VATICAN CITY — Retired pontiff Benedict XVI will help Pope Francis celebrate the sainthood ceremony Sunday for John Paul II and John XXIII, setting the stage for an unprecedented occurrence of two living popes canonizing two of their predecessors. About 1 million pilgrims are expected at the event and many were flooding into Rome. Vatican spokesman the Rev. Federico Lombardi told reporters on Saturday that Benedict will be in St. Peter’s Square for the canonization of John and John Paul. He said Benedict and many cardinals will “concelebrate” the Mass with Francis. By Frances D’emilio. SENT: 650 words, photos.
— AP VIDEO VATICAN_PILGRIMS — Thousands of pilgrims from all over the world gathered at the Vatican ahead of the historic canonization of Pope John Paul II and Pope John XXIII.
— VATICAN-PHOTO GALLERY — Images of pilgrims and faithful gathering in Rome to attend Sunday’s sainthood ceremony. UPCOMING: 300 words, photos by 6 p.m.
— POLAND-JOHN PAUL II-FIVE PLACES — Five places in Poland associated with John Paul II. SENT: 420 words, photos.
— VATICAN-5-THINGS-TO-KNOW-THE-CEREMONY —Facts and figures about Sunday’s canonization. SENT: 600 words.
SAN FRANCISCO — Anger, frustration and calls for action echo around the NBA after an audio recording surfaced of a man identified as Los Angeles Clippers owner Donald Sterling telling his girlfriend not to bring black people to games. By Antonio Gonzalez. SENT: 970 words, photos.

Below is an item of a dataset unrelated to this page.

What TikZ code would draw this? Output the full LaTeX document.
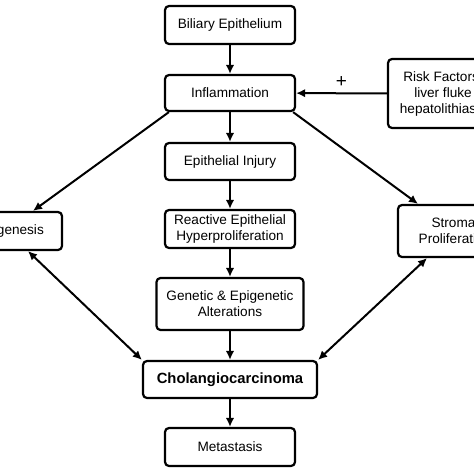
\documentclass[tikz,border=0pt]{standalone}
\usepackage{fontspec}
\setmainfont{Liberation Sans}
\usetikzlibrary{arrows.meta,calc}
\tikzset{
  stage/.style={draw, line width=2.2pt, rounded corners=4pt, align=center, inner sep=0pt,
    minimum width=130pt, minimum height=37pt, font=\fontsize{13.6}{16}\selectfont},
  flow/.style={line width=2pt, -{Latex[length=9pt,width=8.5pt]}},
  mutual/.style={line width=2pt, {Latex[length=9pt,width=8.5pt]}-{Latex[length=9pt,width=8.5pt]}}
}
\begin{document}
\begin{tikzpicture}[x=1pt,y=-1pt]
\useasboundingbox (0,0) rectangle (474,474);
\clip (0,0) rectangle (474,474);
% main column
\node[stage, minimum height=38pt] (bil) at (230,25) {Biliary Epithelium};
\node[stage, minimum height=36pt] (infl) at (230,93) {Inflammation};
\node[stage] (inj) at (230,161.5) {Epithelial Injury};
\node[stage, minimum height=38pt] (hyp) at (230,229) {Reactive Epithelial\\Hyperproliferation};
\node[stage, minimum width=147pt, minimum height=52pt] (gen) at (230,304) {Genetic \& Epigenetic\\Alterations};
\node[stage, minimum width=174pt, font=\fontsize{14.8}{17}\selectfont\bfseries] (cca) at (230,379.5) {Cholangiocarcinoma};
\node[stage, minimum height=38pt] (met) at (230,447) {Metastasis};
% side boxes
\node[stage, minimum width=118pt, minimum height=38pt] (ang) at (3,231) {Angiogenesis};
\node[stage, minimum width=114pt, minimum height=52pt] (strm) at (455,231) {Stromal\\Proliferation};
\node[stage, minimum width=110pt, minimum height=69pt] (risk) at (443,93.5) {Risk Factors:\\liver fluke\\hepatolithiasis};
% arrows
\draw[flow] (bil) -- (infl);
\draw[flow] (infl) -- (inj);
\draw[flow] (inj) -- (hyp);
\draw[flow] (hyp) -- (gen);
\draw[flow] (gen) -- (cca);
\draw[flow] (cca) -- (met);
\draw[flow] (risk) -- node[above=1pt, font=\fontsize{19}{20}\selectfont] (plus) {+} (infl);
\draw[flow] ($(infl.south west)+(5,0)$) -- ($(ang.north)+(30,0)$);
\draw[flow] ($(infl.south east)+(-3,0)$) -- ($(strm.north)+(-37,0)$);
\draw[mutual] (cca.north west) -- ($(ang.south)+(25,0)$);
\draw[mutual] (cca.north east) -- ($(strm.south)+(-28,0)$);
\end{tikzpicture}
\end{document}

— OBAMA-CLIPPERS-STERLING — President Barack Obama says comments reportedly made by the owner of the Los Angeles Clippers are “incredibly offensive racist statements.” SENT: 130 words, photo.
COLLEGE TRIGGER WARNINGS
SAN FRANCISCO — Students on college campuses across the country are increasingly asking their professors to provide “trigger warnings” for classes where the content might be upsetting to individuals who have been sexually assaulted, touched by suicide, survived war or experienced other traumatic situations. Student government leaders at the University of California, Santa Barbara recently passed a resolution encouraging instructors to give advance warning before they present “content that may trigger the onset of symptoms of Post-Traumatic Stress Disorder.” The alerts have already prompted a backlash, however, among academics who fear it will lead to censorship. By Lisa Leff. SENT: 1,010 words, photos.
Inside the long-awaited package, government paperwork affirmed Carol Tapanila’s anxious request. But when she slipped the contents from the brown envelope, she saw there was something more. “We the people....” declared the script inside her U.S. passport — now with four holes punched through it from cover to cover. Her departure from life as an American was stamped final on the same page: “Bearer Expatriated Self.” This native of upstate New York who has lived in Canada since 1969 was joining in a largely overlooked phenomenon. Last year, the U.S. government reported a record 2,999 people renounced citizenship or terminated permanent residency; most are widely assumed to be driven by a desire to avoid paying taxes on hidden wealth. The reality, though, is more complicated. By National Writer Adam Geller. SENT: 2,900 words, photos.